▶ What is needed
Among the entries below, find the line with "What seaborn and", then quote it and each following line up to and including the line with "import seaborn as sns", and nothing else.

▶ Given information
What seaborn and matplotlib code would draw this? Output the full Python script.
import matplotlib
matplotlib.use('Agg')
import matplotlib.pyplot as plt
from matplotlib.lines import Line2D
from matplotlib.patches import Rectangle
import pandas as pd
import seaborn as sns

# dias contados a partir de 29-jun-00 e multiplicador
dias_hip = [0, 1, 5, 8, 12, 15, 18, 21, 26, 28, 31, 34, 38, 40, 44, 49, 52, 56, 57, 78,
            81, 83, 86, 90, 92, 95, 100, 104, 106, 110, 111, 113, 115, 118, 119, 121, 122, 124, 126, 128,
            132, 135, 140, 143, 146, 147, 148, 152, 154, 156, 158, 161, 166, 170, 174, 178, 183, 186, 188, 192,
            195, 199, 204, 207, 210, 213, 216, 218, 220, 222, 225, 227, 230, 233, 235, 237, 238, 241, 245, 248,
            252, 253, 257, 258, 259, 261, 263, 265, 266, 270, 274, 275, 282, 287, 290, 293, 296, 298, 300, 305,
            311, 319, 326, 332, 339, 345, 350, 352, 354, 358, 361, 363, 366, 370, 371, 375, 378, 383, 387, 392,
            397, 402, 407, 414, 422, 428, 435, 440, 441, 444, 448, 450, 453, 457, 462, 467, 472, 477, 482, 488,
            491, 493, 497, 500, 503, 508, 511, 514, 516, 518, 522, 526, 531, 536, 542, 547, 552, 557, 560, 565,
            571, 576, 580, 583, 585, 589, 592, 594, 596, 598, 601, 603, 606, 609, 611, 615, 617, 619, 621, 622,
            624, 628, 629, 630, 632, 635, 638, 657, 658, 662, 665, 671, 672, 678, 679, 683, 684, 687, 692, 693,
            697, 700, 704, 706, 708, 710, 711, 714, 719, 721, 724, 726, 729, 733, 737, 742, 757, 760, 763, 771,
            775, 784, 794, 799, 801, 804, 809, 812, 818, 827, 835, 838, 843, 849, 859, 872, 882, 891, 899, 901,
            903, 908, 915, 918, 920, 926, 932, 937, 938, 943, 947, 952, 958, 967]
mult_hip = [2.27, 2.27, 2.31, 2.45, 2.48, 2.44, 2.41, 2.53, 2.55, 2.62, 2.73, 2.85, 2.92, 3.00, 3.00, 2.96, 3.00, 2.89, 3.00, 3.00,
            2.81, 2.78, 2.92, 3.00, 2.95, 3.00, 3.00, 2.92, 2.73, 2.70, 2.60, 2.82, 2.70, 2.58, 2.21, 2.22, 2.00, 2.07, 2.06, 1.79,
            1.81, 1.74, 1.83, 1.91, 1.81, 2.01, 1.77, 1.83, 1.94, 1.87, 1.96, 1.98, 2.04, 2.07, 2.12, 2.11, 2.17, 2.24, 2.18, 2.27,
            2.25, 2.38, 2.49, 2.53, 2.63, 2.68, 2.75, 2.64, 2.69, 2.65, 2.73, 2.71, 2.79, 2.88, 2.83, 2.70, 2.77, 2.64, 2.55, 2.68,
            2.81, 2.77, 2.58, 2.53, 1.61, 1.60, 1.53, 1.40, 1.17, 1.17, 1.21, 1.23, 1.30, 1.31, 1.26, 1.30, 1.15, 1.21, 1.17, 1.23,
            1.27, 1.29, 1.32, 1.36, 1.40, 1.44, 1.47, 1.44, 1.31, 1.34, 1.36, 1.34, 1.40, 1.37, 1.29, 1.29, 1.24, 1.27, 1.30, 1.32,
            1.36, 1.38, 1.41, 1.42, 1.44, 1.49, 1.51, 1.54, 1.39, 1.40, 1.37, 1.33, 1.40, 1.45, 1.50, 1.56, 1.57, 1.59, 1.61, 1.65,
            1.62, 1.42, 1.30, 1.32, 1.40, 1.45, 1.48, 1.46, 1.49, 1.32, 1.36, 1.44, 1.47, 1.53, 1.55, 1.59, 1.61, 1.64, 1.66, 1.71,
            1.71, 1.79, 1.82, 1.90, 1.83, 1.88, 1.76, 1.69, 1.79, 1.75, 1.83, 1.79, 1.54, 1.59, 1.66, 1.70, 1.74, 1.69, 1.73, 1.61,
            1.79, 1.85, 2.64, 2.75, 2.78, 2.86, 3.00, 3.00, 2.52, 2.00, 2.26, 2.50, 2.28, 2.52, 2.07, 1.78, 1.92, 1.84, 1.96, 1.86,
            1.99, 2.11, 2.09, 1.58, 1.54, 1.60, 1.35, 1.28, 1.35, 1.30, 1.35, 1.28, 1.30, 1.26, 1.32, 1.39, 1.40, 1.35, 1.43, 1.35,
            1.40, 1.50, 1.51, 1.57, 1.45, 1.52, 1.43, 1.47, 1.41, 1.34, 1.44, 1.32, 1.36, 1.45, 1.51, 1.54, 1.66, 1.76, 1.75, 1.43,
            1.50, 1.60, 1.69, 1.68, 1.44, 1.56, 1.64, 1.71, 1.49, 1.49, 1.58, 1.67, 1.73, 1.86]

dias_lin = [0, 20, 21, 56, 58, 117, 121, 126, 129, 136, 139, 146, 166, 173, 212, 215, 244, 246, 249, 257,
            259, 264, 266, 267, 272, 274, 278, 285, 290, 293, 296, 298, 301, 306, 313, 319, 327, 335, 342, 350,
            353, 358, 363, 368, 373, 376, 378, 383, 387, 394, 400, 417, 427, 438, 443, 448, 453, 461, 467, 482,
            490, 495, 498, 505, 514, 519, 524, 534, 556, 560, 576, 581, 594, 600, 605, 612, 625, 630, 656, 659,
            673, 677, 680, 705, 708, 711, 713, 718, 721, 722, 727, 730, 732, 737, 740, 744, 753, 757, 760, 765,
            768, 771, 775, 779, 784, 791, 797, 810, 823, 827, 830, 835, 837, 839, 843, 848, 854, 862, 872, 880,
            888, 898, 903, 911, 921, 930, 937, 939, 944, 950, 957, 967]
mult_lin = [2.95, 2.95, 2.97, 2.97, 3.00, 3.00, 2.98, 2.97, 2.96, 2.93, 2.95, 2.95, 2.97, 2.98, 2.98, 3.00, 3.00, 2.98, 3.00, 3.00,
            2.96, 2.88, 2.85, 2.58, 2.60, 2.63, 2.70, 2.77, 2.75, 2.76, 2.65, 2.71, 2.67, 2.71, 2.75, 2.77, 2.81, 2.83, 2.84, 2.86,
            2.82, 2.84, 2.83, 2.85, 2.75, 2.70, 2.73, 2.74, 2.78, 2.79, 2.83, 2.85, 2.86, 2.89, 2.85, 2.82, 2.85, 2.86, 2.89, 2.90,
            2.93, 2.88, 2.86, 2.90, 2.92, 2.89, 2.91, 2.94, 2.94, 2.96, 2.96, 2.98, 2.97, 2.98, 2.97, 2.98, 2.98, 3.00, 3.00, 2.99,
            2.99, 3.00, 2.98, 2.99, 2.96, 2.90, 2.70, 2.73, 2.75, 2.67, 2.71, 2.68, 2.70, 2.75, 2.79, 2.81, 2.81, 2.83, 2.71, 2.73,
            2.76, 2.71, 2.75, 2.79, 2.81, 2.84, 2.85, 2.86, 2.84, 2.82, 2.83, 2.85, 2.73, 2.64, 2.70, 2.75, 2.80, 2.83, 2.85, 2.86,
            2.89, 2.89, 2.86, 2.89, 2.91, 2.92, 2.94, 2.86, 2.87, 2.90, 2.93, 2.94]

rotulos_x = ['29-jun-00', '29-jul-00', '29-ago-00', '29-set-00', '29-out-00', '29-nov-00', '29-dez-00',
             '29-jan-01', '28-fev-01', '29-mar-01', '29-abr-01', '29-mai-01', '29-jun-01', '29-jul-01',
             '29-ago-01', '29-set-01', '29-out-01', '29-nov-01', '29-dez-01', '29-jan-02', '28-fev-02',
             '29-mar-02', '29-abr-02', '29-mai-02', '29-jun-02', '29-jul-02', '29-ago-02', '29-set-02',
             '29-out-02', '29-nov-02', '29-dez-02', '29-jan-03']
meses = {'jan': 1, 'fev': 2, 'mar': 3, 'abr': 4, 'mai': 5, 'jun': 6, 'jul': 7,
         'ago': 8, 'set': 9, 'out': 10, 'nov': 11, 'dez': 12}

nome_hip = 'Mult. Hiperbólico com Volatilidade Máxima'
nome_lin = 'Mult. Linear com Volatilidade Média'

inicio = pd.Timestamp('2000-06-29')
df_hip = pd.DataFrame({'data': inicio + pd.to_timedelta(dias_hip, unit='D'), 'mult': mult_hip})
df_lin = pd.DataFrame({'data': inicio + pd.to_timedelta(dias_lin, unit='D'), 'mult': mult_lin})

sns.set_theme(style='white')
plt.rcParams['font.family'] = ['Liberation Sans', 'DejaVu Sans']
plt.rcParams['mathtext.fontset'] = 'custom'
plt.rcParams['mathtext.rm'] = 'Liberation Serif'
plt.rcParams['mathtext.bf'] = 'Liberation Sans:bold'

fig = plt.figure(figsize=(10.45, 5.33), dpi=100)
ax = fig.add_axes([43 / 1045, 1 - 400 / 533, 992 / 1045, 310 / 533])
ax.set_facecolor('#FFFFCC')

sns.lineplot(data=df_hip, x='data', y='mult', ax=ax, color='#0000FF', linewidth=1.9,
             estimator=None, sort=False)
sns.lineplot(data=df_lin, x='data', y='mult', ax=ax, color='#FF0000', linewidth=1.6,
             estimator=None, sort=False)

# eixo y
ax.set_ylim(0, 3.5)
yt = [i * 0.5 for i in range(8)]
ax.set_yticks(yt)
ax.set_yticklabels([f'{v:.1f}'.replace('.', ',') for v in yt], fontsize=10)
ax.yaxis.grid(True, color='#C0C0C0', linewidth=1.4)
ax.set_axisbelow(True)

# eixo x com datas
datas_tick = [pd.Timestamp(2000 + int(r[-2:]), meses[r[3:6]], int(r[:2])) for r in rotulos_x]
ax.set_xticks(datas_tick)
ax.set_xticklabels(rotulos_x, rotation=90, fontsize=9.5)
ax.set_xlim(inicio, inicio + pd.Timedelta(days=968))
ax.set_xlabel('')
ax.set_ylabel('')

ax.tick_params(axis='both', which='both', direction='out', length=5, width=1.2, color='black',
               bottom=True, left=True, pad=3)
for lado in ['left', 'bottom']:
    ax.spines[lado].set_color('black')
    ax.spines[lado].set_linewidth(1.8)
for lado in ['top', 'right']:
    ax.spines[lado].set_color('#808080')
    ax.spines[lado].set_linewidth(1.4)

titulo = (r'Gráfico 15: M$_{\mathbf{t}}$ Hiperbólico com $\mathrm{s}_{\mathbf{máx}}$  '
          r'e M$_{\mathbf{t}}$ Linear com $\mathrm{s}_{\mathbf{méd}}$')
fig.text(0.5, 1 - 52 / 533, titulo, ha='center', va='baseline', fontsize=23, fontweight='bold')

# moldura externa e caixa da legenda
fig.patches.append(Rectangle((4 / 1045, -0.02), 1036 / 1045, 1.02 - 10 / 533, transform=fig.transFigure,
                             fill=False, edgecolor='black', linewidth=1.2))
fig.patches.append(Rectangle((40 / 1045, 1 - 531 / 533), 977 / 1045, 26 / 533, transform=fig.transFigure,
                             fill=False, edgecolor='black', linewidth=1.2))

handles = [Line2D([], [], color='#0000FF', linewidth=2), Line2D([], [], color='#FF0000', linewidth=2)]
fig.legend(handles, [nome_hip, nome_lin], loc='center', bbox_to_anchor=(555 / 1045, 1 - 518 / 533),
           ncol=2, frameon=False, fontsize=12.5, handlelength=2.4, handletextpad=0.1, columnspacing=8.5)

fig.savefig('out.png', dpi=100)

--

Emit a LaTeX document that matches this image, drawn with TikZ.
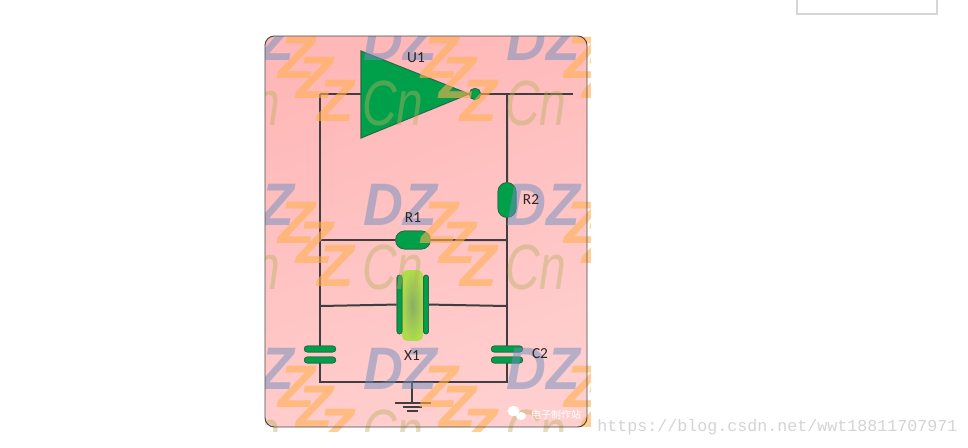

▶ Answer to this task
What seaborn and matplotlib code would draw this? Output the full Python script.
import matplotlib
matplotlib.use('Agg')
import matplotlib.pyplot as plt
from matplotlib.lines import Line2D
from matplotlib.patches import Rectangle
import pandas as pd
import seaborn as sns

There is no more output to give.